This semester I’ve had the pleasure of reading my favorite book in my college career, Gender Outlaws: The NextGeneration by Kate Bornstein and S. Bear Bergman. The book is a collection of submissions by gender outlaws that include poems, comics, research, and short vignettes. The book is outstanding, but it wasn’t the gorgeous writing that got me, or the way it pushes the boundaries of everything you thought you knew about gender, it’s my favorite because it touched my heart.
When I picked up the book for the first time I really didn’t expect to have a personal connection with the content. I am no gender outlaw. I am a cis woman who conforms to gender expectations- a girl who loves nail polish, long flowing dresses, and romance stories. I expected it to be interesting and illuminating, like everything we’ve read, but to learn more about other people than I did about myself. Let me tell you a secret: there are times where I don’t feel queer enough for the community, not radical enough or knowledgeable enough, wondering if my lived experiences fit in with everyone else. This unlikely book was for me.
About 60 pages in, I sat, heart pounding as I read my feelings in plain typeface, “I’ve somehow managed to foist my way into a community to which I don’t really belong”. Suddenly, ironically, the miles disappeared and I felt connected to Quince Mountain, the author of the piece. I felt like he was sitting right next to me, holding my hand and letting me know how he re-found his place as “part of an enormous, queer thing” and how community is not necessarily about who we are as individuals, but what we create together. At the end of his story he reminded me that “no, I am not colorful enough, not queer enough to reshape the world. It turns out, no one of us is”.

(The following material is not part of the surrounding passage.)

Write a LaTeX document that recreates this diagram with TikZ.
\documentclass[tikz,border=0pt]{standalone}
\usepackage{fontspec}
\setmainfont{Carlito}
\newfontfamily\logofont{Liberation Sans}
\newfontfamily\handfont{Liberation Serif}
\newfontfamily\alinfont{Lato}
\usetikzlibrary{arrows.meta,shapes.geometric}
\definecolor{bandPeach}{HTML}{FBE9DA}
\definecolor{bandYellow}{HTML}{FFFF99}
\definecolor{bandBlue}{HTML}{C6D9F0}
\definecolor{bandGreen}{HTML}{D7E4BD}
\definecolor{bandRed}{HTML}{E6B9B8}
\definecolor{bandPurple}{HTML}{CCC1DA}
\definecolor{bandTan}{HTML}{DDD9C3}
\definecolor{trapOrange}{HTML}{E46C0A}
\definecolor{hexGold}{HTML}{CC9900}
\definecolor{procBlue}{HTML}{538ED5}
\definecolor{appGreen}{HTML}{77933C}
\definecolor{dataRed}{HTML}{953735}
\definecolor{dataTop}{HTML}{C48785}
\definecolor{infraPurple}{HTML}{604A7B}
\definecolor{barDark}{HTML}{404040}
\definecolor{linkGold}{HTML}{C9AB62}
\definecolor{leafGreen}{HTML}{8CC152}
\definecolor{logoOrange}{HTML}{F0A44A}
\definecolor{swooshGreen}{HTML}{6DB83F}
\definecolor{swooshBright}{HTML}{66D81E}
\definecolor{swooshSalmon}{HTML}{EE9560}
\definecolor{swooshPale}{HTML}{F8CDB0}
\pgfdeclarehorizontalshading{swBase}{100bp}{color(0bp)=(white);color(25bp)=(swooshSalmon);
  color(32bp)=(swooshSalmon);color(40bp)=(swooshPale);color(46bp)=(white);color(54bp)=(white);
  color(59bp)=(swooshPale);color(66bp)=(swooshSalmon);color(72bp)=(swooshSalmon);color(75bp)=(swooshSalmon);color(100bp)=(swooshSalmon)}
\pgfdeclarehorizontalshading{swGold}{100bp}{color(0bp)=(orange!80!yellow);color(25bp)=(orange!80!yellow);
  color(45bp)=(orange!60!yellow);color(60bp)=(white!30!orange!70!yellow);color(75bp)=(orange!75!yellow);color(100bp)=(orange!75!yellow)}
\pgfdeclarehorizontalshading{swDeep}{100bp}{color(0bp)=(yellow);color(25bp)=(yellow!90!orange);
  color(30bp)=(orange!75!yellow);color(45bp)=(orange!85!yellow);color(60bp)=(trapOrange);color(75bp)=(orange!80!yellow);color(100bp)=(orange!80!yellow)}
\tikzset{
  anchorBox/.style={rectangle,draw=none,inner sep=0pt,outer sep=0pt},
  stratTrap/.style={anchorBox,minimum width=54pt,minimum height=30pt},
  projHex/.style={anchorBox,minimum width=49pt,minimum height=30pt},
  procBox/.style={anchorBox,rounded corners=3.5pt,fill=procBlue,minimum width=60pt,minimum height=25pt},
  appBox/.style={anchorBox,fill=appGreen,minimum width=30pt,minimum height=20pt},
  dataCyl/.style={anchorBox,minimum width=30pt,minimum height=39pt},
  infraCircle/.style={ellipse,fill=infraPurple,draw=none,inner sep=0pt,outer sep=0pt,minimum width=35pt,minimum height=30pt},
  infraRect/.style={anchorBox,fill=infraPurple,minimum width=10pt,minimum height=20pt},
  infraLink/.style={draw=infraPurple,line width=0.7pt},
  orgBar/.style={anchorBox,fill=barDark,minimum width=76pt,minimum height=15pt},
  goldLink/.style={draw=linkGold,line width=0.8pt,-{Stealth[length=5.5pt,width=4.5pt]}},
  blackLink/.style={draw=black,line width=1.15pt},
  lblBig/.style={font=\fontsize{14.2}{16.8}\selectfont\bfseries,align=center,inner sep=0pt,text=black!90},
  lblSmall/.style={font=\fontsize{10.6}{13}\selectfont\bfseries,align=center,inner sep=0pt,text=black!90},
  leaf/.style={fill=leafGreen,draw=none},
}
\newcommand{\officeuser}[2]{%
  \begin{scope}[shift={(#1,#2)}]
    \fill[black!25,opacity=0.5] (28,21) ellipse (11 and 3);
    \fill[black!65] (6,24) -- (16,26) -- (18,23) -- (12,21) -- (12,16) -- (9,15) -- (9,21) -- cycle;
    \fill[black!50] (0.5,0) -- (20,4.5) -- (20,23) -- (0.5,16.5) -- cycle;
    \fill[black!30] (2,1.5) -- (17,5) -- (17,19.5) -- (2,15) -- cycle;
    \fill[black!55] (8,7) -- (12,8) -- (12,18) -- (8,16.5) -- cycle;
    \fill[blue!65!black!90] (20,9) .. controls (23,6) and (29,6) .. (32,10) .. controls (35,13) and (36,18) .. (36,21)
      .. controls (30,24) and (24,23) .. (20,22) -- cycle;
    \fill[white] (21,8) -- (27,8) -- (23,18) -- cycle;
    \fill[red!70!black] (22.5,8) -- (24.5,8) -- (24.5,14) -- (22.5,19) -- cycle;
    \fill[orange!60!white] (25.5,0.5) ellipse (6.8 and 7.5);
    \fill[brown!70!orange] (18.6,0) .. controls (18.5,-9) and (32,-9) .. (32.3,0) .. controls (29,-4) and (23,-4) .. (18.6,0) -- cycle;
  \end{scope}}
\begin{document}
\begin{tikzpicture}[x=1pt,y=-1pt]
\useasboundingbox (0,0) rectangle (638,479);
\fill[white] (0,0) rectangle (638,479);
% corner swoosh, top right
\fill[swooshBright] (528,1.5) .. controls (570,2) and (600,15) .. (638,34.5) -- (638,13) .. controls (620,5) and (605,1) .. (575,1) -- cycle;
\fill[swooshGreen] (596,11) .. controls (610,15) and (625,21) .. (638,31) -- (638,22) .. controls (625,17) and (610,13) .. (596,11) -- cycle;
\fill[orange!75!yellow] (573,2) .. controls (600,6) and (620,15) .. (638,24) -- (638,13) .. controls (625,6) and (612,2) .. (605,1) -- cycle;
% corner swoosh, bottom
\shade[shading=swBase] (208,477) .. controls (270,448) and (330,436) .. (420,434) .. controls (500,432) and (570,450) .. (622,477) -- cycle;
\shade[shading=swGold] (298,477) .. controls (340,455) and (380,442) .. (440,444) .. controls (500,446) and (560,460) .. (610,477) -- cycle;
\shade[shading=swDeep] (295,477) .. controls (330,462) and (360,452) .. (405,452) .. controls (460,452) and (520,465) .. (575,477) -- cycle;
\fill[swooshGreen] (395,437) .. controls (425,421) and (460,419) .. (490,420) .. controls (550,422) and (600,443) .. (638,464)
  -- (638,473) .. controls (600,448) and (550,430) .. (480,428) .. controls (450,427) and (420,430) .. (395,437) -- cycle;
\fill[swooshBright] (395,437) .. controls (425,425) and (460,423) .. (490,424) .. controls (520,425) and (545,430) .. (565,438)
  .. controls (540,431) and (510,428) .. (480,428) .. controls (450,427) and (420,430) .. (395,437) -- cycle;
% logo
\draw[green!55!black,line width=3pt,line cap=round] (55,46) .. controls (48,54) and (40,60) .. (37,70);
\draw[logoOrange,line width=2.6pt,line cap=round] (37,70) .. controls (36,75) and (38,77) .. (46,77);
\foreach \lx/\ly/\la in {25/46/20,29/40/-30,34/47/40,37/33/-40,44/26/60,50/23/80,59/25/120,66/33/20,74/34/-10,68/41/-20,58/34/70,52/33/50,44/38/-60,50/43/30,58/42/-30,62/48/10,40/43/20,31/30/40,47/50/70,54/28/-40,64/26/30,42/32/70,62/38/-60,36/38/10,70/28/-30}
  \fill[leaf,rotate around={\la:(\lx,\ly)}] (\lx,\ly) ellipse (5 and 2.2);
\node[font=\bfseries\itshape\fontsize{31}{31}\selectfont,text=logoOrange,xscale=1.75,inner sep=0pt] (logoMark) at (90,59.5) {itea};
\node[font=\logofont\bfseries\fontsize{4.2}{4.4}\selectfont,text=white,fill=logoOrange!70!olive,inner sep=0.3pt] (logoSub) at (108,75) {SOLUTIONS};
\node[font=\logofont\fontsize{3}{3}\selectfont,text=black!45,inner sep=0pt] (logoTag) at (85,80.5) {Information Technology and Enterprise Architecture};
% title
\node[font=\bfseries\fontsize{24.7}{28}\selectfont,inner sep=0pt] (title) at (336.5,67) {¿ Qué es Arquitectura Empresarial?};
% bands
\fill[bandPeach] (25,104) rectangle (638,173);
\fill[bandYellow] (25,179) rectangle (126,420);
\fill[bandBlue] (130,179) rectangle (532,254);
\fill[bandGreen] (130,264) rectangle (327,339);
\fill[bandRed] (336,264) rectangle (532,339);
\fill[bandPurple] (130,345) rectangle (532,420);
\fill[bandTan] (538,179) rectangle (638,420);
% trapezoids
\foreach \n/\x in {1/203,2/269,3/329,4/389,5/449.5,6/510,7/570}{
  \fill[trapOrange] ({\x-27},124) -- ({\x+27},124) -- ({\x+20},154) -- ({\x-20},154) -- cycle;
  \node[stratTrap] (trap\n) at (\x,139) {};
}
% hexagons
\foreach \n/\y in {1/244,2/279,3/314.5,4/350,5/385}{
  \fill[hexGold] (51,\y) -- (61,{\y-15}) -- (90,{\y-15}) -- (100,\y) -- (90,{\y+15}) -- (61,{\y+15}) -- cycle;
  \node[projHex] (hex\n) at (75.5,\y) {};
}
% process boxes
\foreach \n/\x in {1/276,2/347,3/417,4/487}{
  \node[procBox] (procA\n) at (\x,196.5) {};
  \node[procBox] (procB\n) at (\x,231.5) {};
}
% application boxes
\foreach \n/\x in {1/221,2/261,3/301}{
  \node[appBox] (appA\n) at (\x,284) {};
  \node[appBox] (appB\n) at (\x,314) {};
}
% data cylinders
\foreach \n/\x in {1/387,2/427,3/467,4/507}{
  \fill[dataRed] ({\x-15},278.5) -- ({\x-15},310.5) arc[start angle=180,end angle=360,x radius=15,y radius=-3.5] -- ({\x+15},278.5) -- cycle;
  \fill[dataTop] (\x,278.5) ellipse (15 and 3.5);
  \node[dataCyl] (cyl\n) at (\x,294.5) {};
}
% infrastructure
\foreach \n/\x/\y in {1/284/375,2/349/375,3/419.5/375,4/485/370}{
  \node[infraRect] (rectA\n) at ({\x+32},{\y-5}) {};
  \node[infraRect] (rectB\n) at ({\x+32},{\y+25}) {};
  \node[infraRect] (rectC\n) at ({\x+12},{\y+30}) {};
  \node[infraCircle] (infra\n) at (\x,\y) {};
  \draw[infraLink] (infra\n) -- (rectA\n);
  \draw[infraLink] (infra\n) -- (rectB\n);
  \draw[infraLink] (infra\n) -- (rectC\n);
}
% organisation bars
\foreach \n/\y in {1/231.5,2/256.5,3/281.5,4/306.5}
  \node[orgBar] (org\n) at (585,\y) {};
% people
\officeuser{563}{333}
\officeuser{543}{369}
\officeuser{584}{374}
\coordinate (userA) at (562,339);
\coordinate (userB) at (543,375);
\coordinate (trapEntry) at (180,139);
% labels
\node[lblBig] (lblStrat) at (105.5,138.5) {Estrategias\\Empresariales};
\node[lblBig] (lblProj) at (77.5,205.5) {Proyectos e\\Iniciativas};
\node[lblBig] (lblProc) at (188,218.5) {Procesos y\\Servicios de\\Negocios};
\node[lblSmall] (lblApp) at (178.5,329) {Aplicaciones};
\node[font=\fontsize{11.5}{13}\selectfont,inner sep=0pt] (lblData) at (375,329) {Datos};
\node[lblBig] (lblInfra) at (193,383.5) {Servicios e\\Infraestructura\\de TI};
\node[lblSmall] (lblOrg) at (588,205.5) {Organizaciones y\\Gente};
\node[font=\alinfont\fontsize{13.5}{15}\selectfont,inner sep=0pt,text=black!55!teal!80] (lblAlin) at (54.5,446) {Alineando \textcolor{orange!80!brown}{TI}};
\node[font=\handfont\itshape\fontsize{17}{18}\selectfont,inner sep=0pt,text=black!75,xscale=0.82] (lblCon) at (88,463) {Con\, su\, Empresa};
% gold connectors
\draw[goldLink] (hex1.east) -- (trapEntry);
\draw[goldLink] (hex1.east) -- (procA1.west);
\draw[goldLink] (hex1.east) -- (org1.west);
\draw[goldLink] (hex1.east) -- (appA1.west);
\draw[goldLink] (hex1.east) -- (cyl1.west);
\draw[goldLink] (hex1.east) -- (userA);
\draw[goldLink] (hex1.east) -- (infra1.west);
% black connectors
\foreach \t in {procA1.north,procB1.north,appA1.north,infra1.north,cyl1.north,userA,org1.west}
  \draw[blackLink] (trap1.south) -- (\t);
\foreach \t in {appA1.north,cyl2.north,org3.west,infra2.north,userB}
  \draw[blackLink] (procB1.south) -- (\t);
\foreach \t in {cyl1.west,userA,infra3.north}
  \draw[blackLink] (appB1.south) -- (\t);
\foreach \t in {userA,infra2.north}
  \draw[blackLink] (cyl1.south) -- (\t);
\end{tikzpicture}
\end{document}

And it didn’t end there. Throughout the book I have dog-eared pages and underlined phrases and I realized that though our lives and identities are completely different, this book was filled with a chorus of voices that spoke to me with our common experiences.
And this almost transcendental experience got me thinking. We spend so much time wrapped up in our identities, defending our right to feel how we feel. Identity politics can be really healing, and I’ve also seen how cutting identity politics can be. Our groups fragment into subgroups and we start bickering about who is and isn’t allowed to be present or worse, we start devaluing identities we perceive as a threat.
Instead of identity, I like the idea (also from Gender Outlaws) of organizing ourselves by experience, because that’s what drives our thoughts, our politics, and our healing. Obviously no two people will have exactly the same experience but I found so many of my own thoughts and feelings in the different stories of Gender Outlaws that I can’t imagine it not working at some level.
This book was for me. It spoke to me with my own words from different voices, identities, and life stories and taught me a lot more than I bargained for.
But really, this book is for everyone, because I believe that we can all find ourselves within someone else and I’d be surprised if anyone could get through this book without finding themselves within the pages.